One of my favourite aspects of this trip has been observing people in their own environments. Seeing how people spend their time in an ‘everyday’ setting can be a profound insight into the ethos of a culture. I feel privileged when I can experience such a window into someone’s average day. One of these instances happened in Zurich, where Nygel and I were playing chess on one of the oversized boards at Lindenhof.
As soon as we started playing the skies opened up and it began to rain. After the short bout ended, an older gentleman stopped by with an apparent interest in our game. I was unsure as to whether he spoke English or not because he did not say anything to either of us but as Nygel and I exchanged insults and mocked one another, I saw the man smile. About fifteen minutes passed and two more elderly men came and began to watch.
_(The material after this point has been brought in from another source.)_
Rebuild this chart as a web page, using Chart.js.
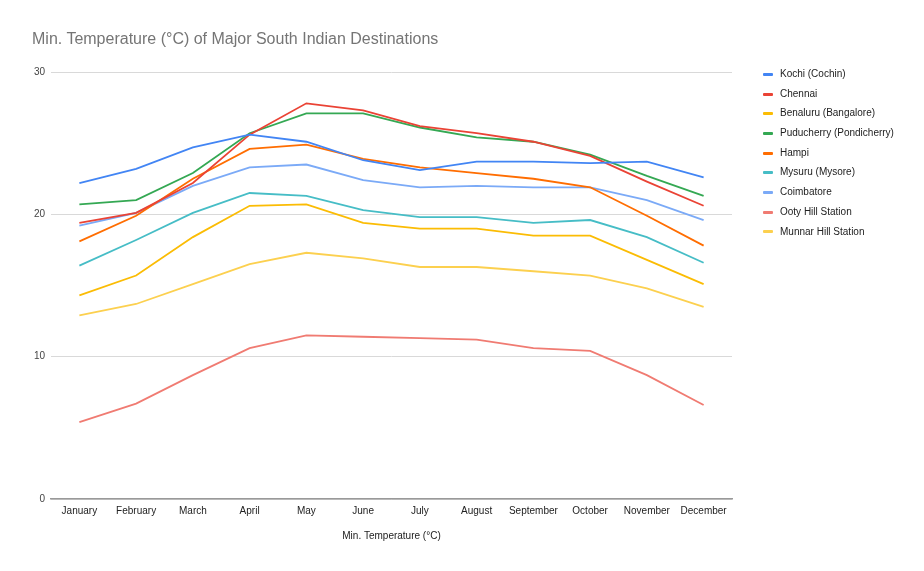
<!DOCTYPE html>
<html>
<head>
<meta charset="utf-8">
<script src="https://cdn.jsdelivr.net/npm/chart.js@4.4.1/dist/chart.umd.min.js"></script>
<style>
    body {
        margin: 0;
        background: #ffffff;
        font-family: "Liberation Sans", Arial, sans-serif;
    }
    .wrap {
        position: relative;
        width: 924px;
        height: 571px;
    }
    #title {
        position: absolute;
        left: 32px;
        top: 30px;
        font-size: 16px;
        color: #757575;
        white-space: nowrap;
    }
    #legend {
        position: absolute;
        left: 763px;
        top: 67px;
        font-size: 10px;
        color: #222222;
    }
    #legend .item {
        height: 19.7px;
        line-height: 14px;
        white-space: nowrap;
    }
    #legend .swatch {
        display: inline-block;
        width: 10px;
        height: 3px;
        margin-right: 7px;
        vertical-align: middle;
        border-radius: 1px;
    }
</style>
</head>
<body>
<div class="wrap">
    <canvas id="chart" width="924" height="571"></canvas>
    <div id="title">Min. Temperature (°C) of Major South Indian Destinations</div>
    <div id="legend"></div>
</div>
<script>
// Monate
const months = ['January', 'February', 'March', 'April', 'May', 'June', 'July', 'August', 'September', 'October', 'November', 'December'];

// Werte je Ort (°C)
const kochi      = [22.2, 23.2, 24.7, 25.6, 25.1, 23.8, 23.1, 23.7, 23.7, 23.6, 23.7, 22.6];
const chennai    = [19.4, 20.1, 22.2, 25.6, 27.8, 27.3, 26.2, 25.7, 25.1, 24.1, 22.3, 20.6];
const bengaluru  = [14.3, 15.7, 18.4, 20.6, 20.7, 19.4, 19.0, 19.0, 18.5, 18.5, 16.8, 15.1];
const puducherry = [20.7, 21.0, 22.9, 25.7, 27.1, 27.1, 26.1, 25.4, 25.1, 24.2, 22.7, 21.3];
const hampi      = [18.1, 19.9, 22.5, 24.6, 24.9, 23.9, 23.3, 22.9, 22.5, 21.9, 19.9, 17.8];
const mysuru     = [16.4, 18.2, 20.1, 21.5, 21.3, 20.3, 19.8, 19.8, 19.4, 19.6, 18.4, 16.6];
const coimbatore = [19.2, 20.1, 22.0, 23.3, 23.5, 22.4, 21.9, 22.0, 21.9, 21.9, 21.0, 19.6];
const ooty       = [5.4, 6.7, 8.7, 10.6, 11.5, 11.4, 11.3, 11.2, 10.6, 10.4, 8.7, 6.6];
const munnar     = [12.9, 13.7, 15.1, 16.5, 17.3, 16.9, 16.3, 16.3, 16.0, 15.7, 14.8, 13.5];

const yTicks = [0, 10, 20, 30];

const seriesNames  = ['Kochi (Cochin)', 'Chennai', 'Benaluru (Bangalore)', 'Puducherry (Pondicherry)', 'Hampi', 'Mysuru (Mysore)', 'Coimbatore', 'Ooty Hill Station', 'Munnar Hill Station'];
const seriesValues = [kochi, chennai, bengaluru, puducherry, hampi, mysuru, coimbatore, ooty, munnar];
const seriesColors = ['#4285F4', '#EA4335', '#FBBC04', '#34A853', '#FF6D01', '#46BDC6', '#7BAAF7', '#F07B72', '#FCD04F'];

const datasets = seriesNames.map((name, i) => ({
    label: name,
    data: seriesValues[i],
    borderColor: seriesColors[i],
    backgroundColor: seriesColors[i],
    borderWidth: 1.8,
    pointRadius: 0,
    tension: 0,
    fill: false
}));

// Legende als HTML
const legend = document.getElementById('legend');
seriesNames.forEach((name, i) => {
    const row = document.createElement('div');
    row.className = 'item';
    row.innerHTML = '<span class="swatch" style="background:' + seriesColors[i] + '"></span>' + name;
    legend.appendChild(row);
});

const ctx = document.getElementById('chart').getContext('2d');
new Chart(ctx, {
    type: 'line',
    data: { labels: months, datasets: datasets },
    options: {
        responsive: false,
        animation: false,
        layout: { padding: { left: 0, right: 192, top: 72, bottom: 0 } },
        plugins: {
            legend: { display: false },
            title: { display: false },
            tooltip: { enabled: false }
        },
        scales: {
            x: {
                offset: true,
                grid: { display: false, drawTicks: false },
                border: { display: true, color: '#999999', width: 1.5 },
                ticks: {
                    color: '#222222',
                    font: { family: '"Liberation Sans", Arial', size: 10 },
                    padding: 6,
                    maxRotation: 0,
                    autoSkip: false
                },
                title: {
                    display: true,
                    text: 'Min. Temperature (°C)',
                    color: '#222222',
                    font: { family: '"Liberation Sans", Arial', size: 10 },
                    padding: { top: 4, bottom: 29 }
                },
                afterFit: (scale) => { scale.height = 72; }
            },
            y: {
                min: 0,
                max: 30,
                afterBuildTicks: (scale) => { scale.ticks = yTicks.map(v => ({ value: v })); },
                grid: { color: '#d9d9d9', drawTicks: false, lineWidth: 1 },
                border: { display: false },
                ticks: {
                    color: '#444444',
                    font: { family: '"Liberation Sans", Arial', size: 10 },
                    padding: 6
                },
                afterFit: (scale) => { scale.width = 51; }
            }
        }
    }
});
</script>
</body>
</html>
Eventually, I suspect out of sheer frustration, one of the men said to me, “do you want to know how you could have ended the game just now?” They were regulars at the massive chess boards, and spoke very good English.
The three presumed retirees continued to give us advice that was not asked for, and then moved on to friendly banter amongst each other. They explained to us that they came to these boards regularly in order to talk about chess and sports, and as they spoke I could sense they had talked about these things with one another over countless afternoon chess games similar to this one. Although this experience in Zurich may have been potentially mundane, I think it will remain in my memory with more prominence than many of the more glamorous venues of tourist Europe.